### RECORDS FOR THIS TASK
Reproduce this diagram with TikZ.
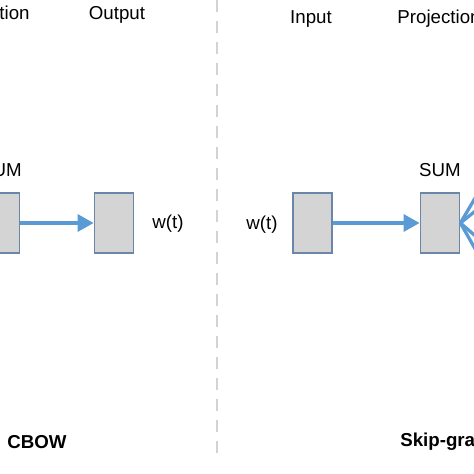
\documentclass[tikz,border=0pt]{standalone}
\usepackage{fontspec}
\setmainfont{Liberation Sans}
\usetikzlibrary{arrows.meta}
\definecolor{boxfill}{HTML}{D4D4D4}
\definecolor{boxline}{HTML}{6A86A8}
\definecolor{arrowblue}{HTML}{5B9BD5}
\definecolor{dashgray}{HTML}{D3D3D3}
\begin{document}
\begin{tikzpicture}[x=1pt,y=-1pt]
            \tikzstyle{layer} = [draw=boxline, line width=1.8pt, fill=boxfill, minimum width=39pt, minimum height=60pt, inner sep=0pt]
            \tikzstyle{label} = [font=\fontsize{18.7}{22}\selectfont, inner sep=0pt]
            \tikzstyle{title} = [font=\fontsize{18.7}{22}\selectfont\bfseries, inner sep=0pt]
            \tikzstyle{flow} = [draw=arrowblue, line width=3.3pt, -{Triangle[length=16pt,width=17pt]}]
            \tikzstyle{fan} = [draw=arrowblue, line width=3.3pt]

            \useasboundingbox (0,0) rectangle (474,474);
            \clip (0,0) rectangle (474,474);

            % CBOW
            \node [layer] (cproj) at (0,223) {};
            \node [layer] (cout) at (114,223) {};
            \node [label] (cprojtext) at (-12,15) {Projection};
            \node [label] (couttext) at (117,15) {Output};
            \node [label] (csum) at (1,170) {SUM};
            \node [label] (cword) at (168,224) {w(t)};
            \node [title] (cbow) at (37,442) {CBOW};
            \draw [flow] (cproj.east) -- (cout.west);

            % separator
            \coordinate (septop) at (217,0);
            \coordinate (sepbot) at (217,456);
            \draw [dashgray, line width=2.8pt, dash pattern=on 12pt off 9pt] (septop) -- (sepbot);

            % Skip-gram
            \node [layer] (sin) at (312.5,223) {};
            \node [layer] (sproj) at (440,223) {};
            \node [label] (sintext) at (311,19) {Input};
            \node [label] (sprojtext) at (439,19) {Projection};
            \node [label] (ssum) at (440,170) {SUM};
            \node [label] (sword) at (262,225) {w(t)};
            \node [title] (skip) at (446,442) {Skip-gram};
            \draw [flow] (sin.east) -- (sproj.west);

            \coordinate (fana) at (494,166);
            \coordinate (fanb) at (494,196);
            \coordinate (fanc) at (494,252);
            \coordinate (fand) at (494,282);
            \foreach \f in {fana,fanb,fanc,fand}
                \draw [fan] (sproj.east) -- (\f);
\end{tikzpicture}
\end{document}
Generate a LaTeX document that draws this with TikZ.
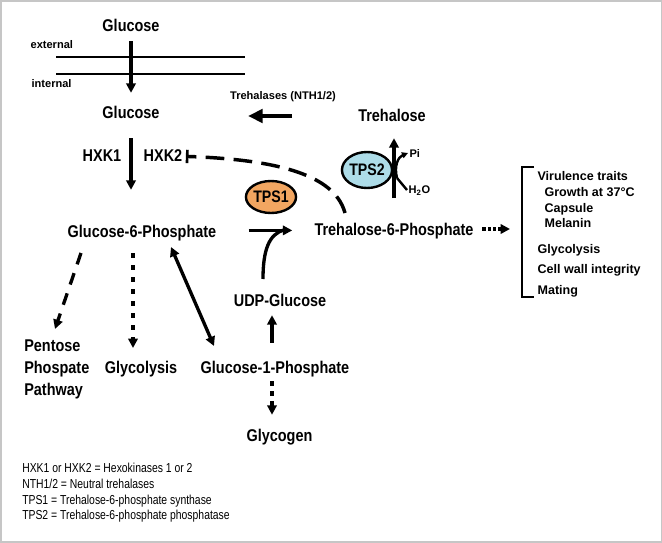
######
Reproduce the full listing faithfully, but do not carry over any pictures.

Reproduce this diagram with TikZ.
\documentclass[tikz,border=0pt]{standalone}
\usepackage{fontspec}
\setmainfont{Liberation Sans}
\usetikzlibrary{arrows.meta}
\definecolor{boxfill}{HTML}{D4D4D4}
\definecolor{boxline}{HTML}{6A86A8}
\definecolor{arrowblue}{HTML}{5B9BD5}
\definecolor{dashgray}{HTML}{D3D3D3}
\begin{document}
\begin{tikzpicture}[x=1pt,y=-1pt]
            \tikzstyle{layer} = [draw=boxline, line width=1.8pt, fill=boxfill, minimum width=39pt, minimum height=60pt, inner sep=0pt]
            \tikzstyle{label} = [font=\fontsize{18.7}{22}\selectfont, inner sep=0pt]
            \tikzstyle{title} = [font=\fontsize{18.7}{22}\selectfont\bfseries, inner sep=0pt]
            \tikzstyle{flow} = [draw=arrowblue, line width=3.3pt, -{Triangle[length=16pt,width=17pt]}]
            \tikzstyle{fan} = [draw=arrowblue, line width=3.3pt]

            \useasboundingbox (0,0) rectangle (474,474);
            \clip (0,0) rectangle (474,474);

            % CBOW
            \node [layer] (cproj) at (0,223) {};
            \node [layer] (cout) at (114,223) {};
            \node [label] (cprojtext) at (-12,15) {Projection};
            \node [label] (couttext) at (117,15) {Output};
            \node [label] (csum) at (1,170) {SUM};
            \node [label] (cword) at (168,224) {w(t)};
            \node [title] (cbow) at (37,442) {CBOW};
            \draw [flow] (cproj.east) -- (cout.west);

            % separator
            \coordinate (septop) at (217,0);
            \coordinate (sepbot) at (217,456);
            \draw [dashgray, line width=2.8pt, dash pattern=on 12pt off 9pt] (septop) -- (sepbot);

            % Skip-gram
            \node [layer] (sin) at (312.5,223) {};
            \node [layer] (sproj) at (440,223) {};
            \node [label] (sintext) at (311,19) {Input};
            \node [label] (sprojtext) at (439,19) {Projection};
            \node [label] (ssum) at (440,170) {SUM};
            \node [label] (sword) at (262,225) {w(t)};
            \node [title] (skip) at (446,442) {Skip-gram};
            \draw [flow] (sin.east) -- (sproj.west);

            \coordinate (fana) at (494,166);
            \coordinate (fanb) at (494,196);
            \coordinate (fanc) at (494,252);
            \coordinate (fand) at (494,282);
            \foreach \f in {fana,fanb,fanc,fand}
                \draw [fan] (sproj.east) -- (\f);
\end{tikzpicture}
\end{document}
Generate a LaTeX document that draws this with TikZ.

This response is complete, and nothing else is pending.